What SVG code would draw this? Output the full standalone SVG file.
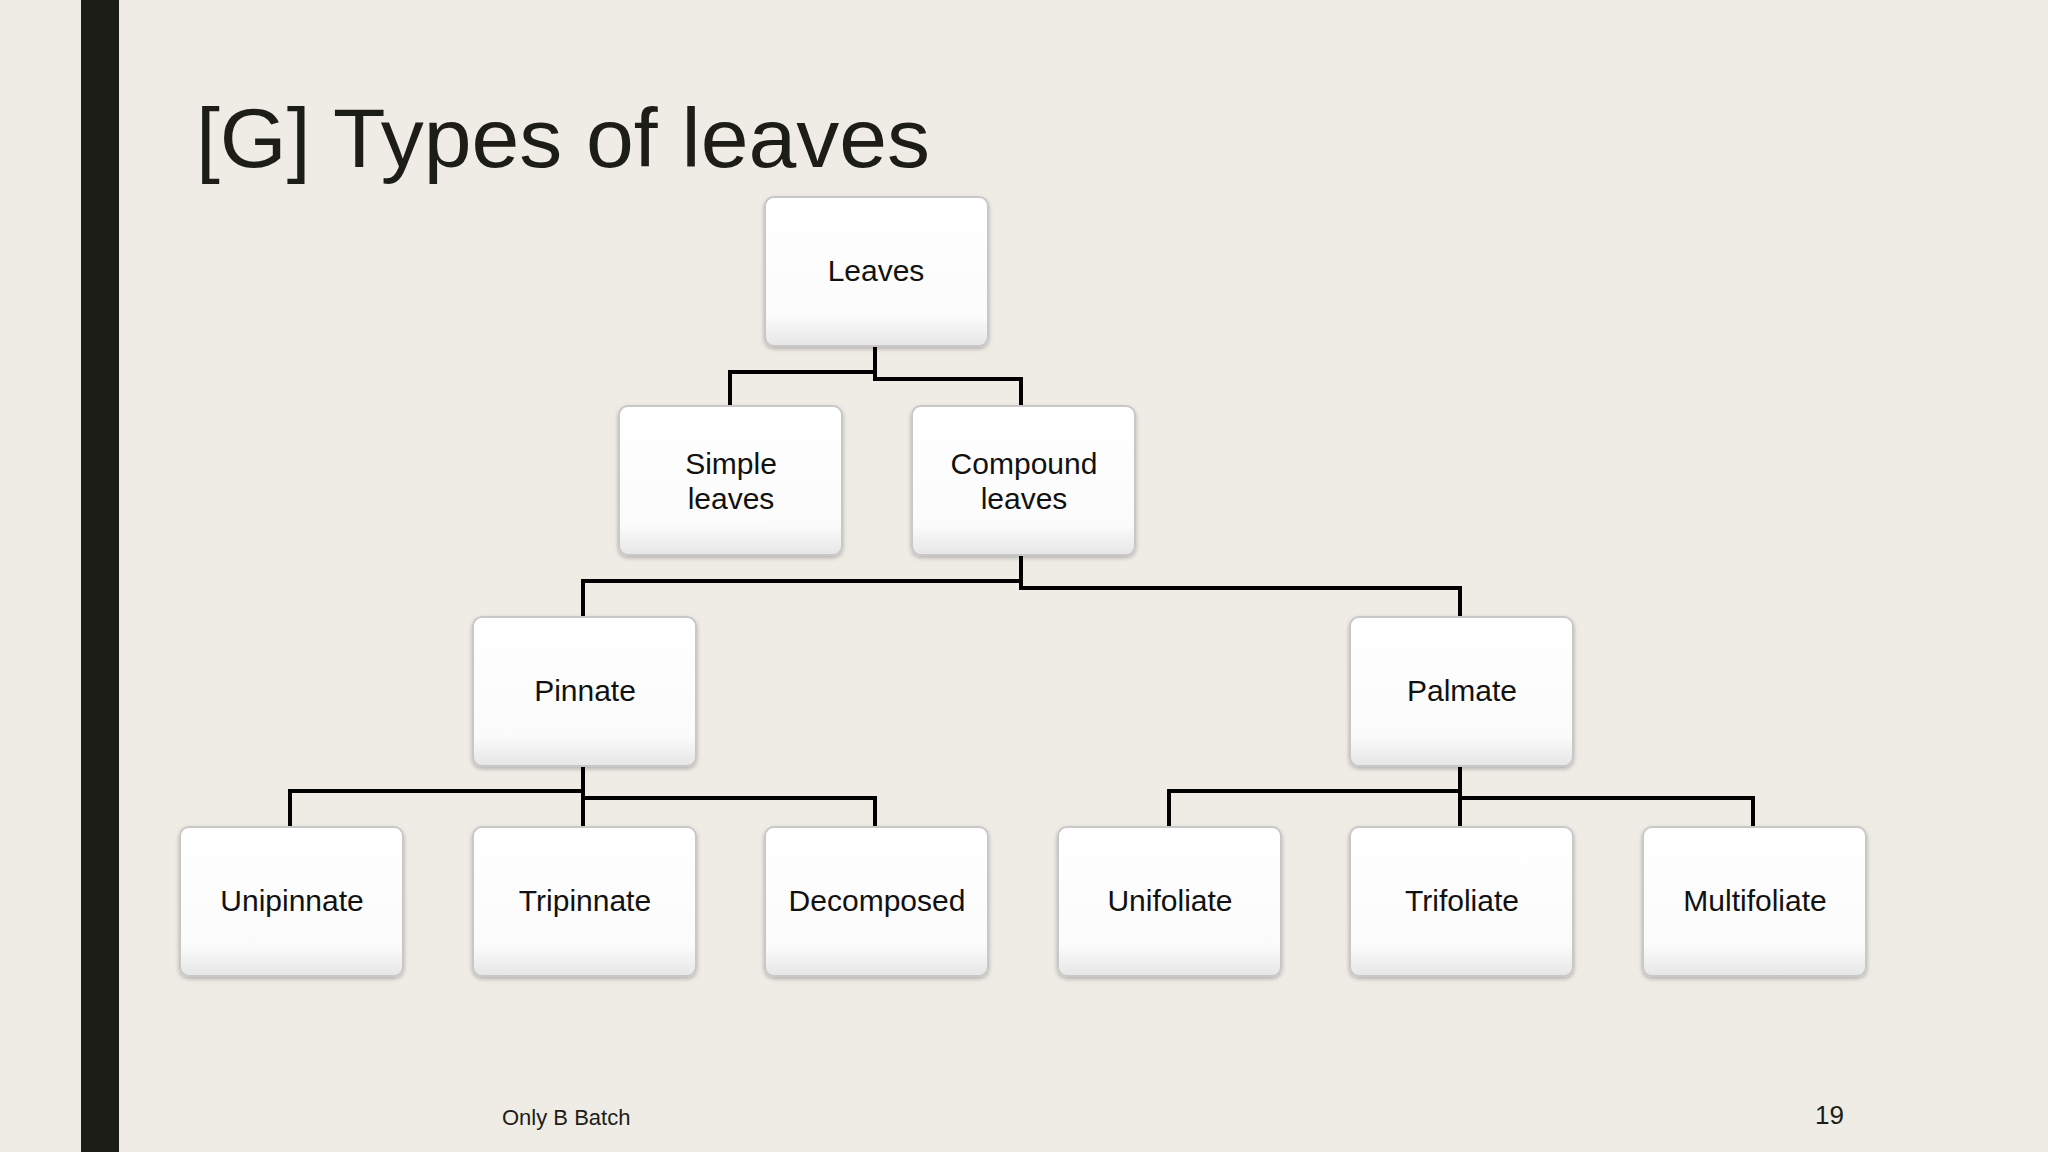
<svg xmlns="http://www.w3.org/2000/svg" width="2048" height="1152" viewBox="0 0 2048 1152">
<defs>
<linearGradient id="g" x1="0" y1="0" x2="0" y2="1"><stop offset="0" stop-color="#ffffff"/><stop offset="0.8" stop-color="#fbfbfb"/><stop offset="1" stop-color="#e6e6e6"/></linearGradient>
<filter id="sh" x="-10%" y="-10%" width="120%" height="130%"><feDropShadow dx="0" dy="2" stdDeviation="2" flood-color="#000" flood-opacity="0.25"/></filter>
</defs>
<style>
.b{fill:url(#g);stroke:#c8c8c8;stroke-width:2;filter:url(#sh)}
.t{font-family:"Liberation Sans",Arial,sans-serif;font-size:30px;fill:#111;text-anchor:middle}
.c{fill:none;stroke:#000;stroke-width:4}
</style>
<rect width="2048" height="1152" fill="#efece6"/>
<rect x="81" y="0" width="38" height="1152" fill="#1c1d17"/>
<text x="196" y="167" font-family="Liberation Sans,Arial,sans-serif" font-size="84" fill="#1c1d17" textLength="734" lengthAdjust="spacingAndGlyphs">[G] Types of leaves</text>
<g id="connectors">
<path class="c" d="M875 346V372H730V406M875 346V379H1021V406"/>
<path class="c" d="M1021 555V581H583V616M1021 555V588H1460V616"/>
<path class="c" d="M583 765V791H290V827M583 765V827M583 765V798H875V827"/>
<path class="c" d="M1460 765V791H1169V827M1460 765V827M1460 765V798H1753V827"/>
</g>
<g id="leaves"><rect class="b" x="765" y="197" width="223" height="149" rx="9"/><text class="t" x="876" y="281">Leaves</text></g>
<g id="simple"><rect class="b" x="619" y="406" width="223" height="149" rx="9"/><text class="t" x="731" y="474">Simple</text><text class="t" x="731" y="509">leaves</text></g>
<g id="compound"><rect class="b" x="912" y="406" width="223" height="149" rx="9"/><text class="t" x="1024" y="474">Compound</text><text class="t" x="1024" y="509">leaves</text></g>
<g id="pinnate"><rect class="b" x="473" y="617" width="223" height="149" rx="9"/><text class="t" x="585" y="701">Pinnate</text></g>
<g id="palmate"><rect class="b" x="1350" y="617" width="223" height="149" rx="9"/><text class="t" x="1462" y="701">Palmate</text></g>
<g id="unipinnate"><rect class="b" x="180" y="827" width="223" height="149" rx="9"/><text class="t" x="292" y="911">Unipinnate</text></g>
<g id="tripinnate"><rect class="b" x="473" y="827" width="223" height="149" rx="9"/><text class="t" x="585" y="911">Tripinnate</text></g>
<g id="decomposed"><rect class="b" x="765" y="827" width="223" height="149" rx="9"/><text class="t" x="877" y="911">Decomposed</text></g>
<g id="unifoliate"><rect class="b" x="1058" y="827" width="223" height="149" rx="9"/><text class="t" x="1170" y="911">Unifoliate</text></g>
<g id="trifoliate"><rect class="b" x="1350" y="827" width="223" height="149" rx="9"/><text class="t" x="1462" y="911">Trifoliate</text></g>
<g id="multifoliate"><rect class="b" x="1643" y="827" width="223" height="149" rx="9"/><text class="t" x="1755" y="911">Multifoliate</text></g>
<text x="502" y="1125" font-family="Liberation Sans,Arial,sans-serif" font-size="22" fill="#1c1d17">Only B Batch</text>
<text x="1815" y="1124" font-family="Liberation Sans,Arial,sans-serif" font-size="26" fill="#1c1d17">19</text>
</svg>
......
*What the task requires:* Retype everything in the material word for word, minus pictures.

*Answer for this exercise:*
What SVG code would draw this? Output the full standalone SVG file.
<svg xmlns="http://www.w3.org/2000/svg" width="2048" height="1152" viewBox="0 0 2048 1152">
<defs>
<linearGradient id="g" x1="0" y1="0" x2="0" y2="1"><stop offset="0" stop-color="#ffffff"/><stop offset="0.8" stop-color="#fbfbfb"/><stop offset="1" stop-color="#e6e6e6"/></linearGradient>
<filter id="sh" x="-10%" y="-10%" width="120%" height="130%"><feDropShadow dx="0" dy="2" stdDeviation="2" flood-color="#000" flood-opacity="0.25"/></filter>
</defs>
<style>
.b{fill:url(#g);stroke:#c8c8c8;stroke-width:2;filter:url(#sh)}
.t{font-family:"Liberation Sans",Arial,sans-serif;font-size:30px;fill:#111;text-anchor:middle}
.c{fill:none;stroke:#000;stroke-width:4}
</style>
<rect width="2048" height="1152" fill="#efece6"/>
<rect x="81" y="0" width="38" height="1152" fill="#1c1d17"/>
<text x="196" y="167" font-family="Liberation Sans,Arial,sans-serif" font-size="84" fill="#1c1d17" textLength="734" lengthAdjust="spacingAndGlyphs">[G] Types of leaves</text>
<g id="connectors">
<path class="c" d="M875 346V372H730V406M875 346V379H1021V406"/>
<path class="c" d="M1021 555V581H583V616M1021 555V588H1460V616"/>
<path class="c" d="M583 765V791H290V827M583 765V827M583 765V798H875V827"/>
<path class="c" d="M1460 765V791H1169V827M1460 765V827M1460 765V798H1753V827"/>
</g>
<g id="leaves"><rect class="b" x="765" y="197" width="223" height="149" rx="9"/><text class="t" x="876" y="281">Leaves</text></g>
<g id="simple"><rect class="b" x="619" y="406" width="223" height="149" rx="9"/><text class="t" x="731" y="474">Simple</text><text class="t" x="731" y="509">leaves</text></g>
<g id="compound"><rect class="b" x="912" y="406" width="223" height="149" rx="9"/><text class="t" x="1024" y="474">Compound</text><text class="t" x="1024" y="509">leaves</text></g>
<g id="pinnate"><rect class="b" x="473" y="617" width="223" height="149" rx="9"/><text class="t" x="585" y="701">Pinnate</text></g>
<g id="palmate"><rect class="b" x="1350" y="617" width="223" height="149" rx="9"/><text class="t" x="1462" y="701">Palmate</text></g>
<g id="unipinnate"><rect class="b" x="180" y="827" width="223" height="149" rx="9"/><text class="t" x="292" y="911">Unipinnate</text></g>
<g id="tripinnate"><rect class="b" x="473" y="827" width="223" height="149" rx="9"/><text class="t" x="585" y="911">Tripinnate</text></g>
<g id="decomposed"><rect class="b" x="765" y="827" width="223" height="149" rx="9"/><text class="t" x="877" y="911">Decomposed</text></g>
<g id="unifoliate"><rect class="b" x="1058" y="827" width="223" height="149" rx="9"/><text class="t" x="1170" y="911">Unifoliate</text></g>
<g id="trifoliate"><rect class="b" x="1350" y="827" width="223" height="149" rx="9"/><text class="t" x="1462" y="911">Trifoliate</text></g>
<g id="multifoliate"><rect class="b" x="1643" y="827" width="223" height="149" rx="9"/><text class="t" x="1755" y="911">Multifoliate</text></g>
<text x="502" y="1125" font-family="Liberation Sans,Arial,sans-serif" font-size="22" fill="#1c1d17">Only B Batch</text>
<text x="1815" y="1124" font-family="Liberation Sans,Arial,sans-serif" font-size="26" fill="#1c1d17">19</text>
</svg>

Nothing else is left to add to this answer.